Famines linked to global diabetes epidemic

Time in the womb is a critical period for early childhood development. Now, a review by Monash University researchers suggests that pre-birth exposure to poor nutrition during famines and other natural disasters may put babies at risk of diabetes, contributing to today’s global type 2 diabetes mellitus (T2DM) epidemic.

The review, led by Monash University’s Department of Diabetes, examined data about the pre-birth (in utero) exposure to poor nutrition during the Chinese Famine (1959–1961), concluding it probably contributed to the modern-day epidemic. It was published today in the journal Nature Reviews Endocrinology.
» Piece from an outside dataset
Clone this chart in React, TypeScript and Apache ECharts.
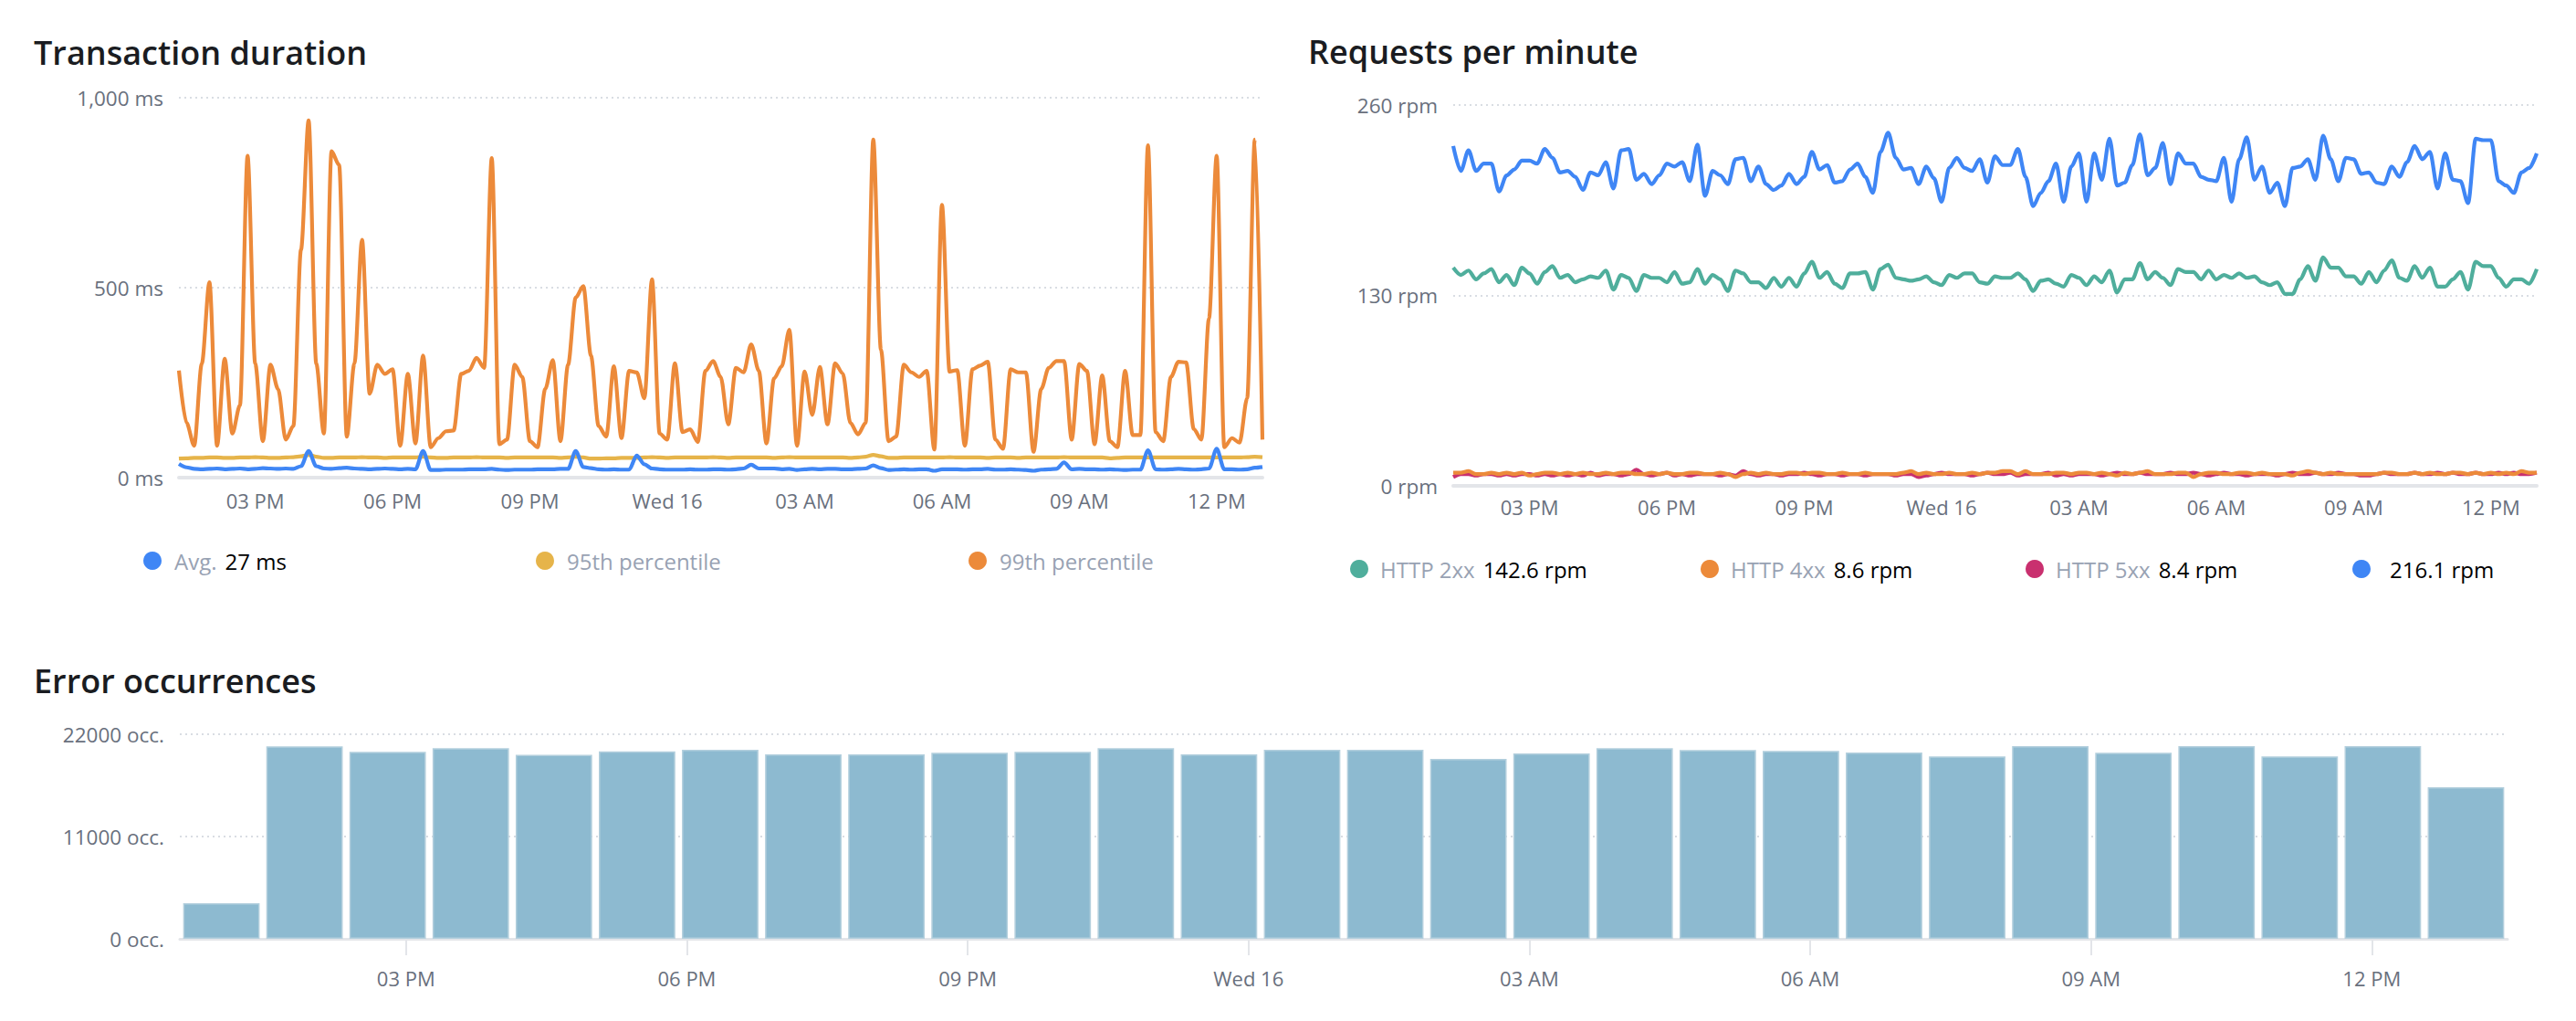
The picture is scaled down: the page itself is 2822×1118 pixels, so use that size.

Professor Paul Zimmet AO said early life events increased the risk of diabetes through what are called epigenetic changes – chemical modifications to genes caused by the environment. Epigenetic changes convey risk of diabetes and obesity in adulthood, and can become intergenerational, perpetuating risk through future generations.

“These gene-environment interactions resulting from famine and the subsequent increased intergenerational risk have contributed to the current epidemic of T2DM in China, which poses major social, health and economic challenges,” Professor Zimmet said.

“More than 25% of all cases of diabetes globally are now in China. Yet, forty years ago, diabetes was uncommon. Today there are over 120 million people affected.”

Genes and lifestyle change, the traditional ‘culprits’ held to be responsible for diabetes, do not alone explain this phenomenal increase, he said.

Recent global diabetes estimates suggest there were 449 million people with diabetes in 2017, with that figure expected to rise to more than 700 million by 2045.

Professor Zimmet said the paper’s conclusions suggest that the prevention of type 2 diabetes cannot be confined to lifestyle measures.

“The famine and diabetes scenario, a rise in diabetes seen many decades after catastrophic famines, provides an urgent public health warning. It has important implications for diabetes control in the developing world,” he said.

Professor Zimmet warned there was an urgent need for UN Food Agencies and others to review the way emergency food aid was given in populations for major catastrophes, including war and earthquakes.

“The future welfare and life-course of millions of children depend on action on the urgent need for responsible and appropriate handling of the nutritional and social issues in terms of relief aid and food supplies,” he said.

Rises in diabetes numbers also occurred many years after famines in the Netherlands (the Dutch Winter Famine), the Ukraine and elsewhere.

The paper was co-written by
Associate Professor Zumin Shi, who now works in the Human Nutrition Department Qatar University.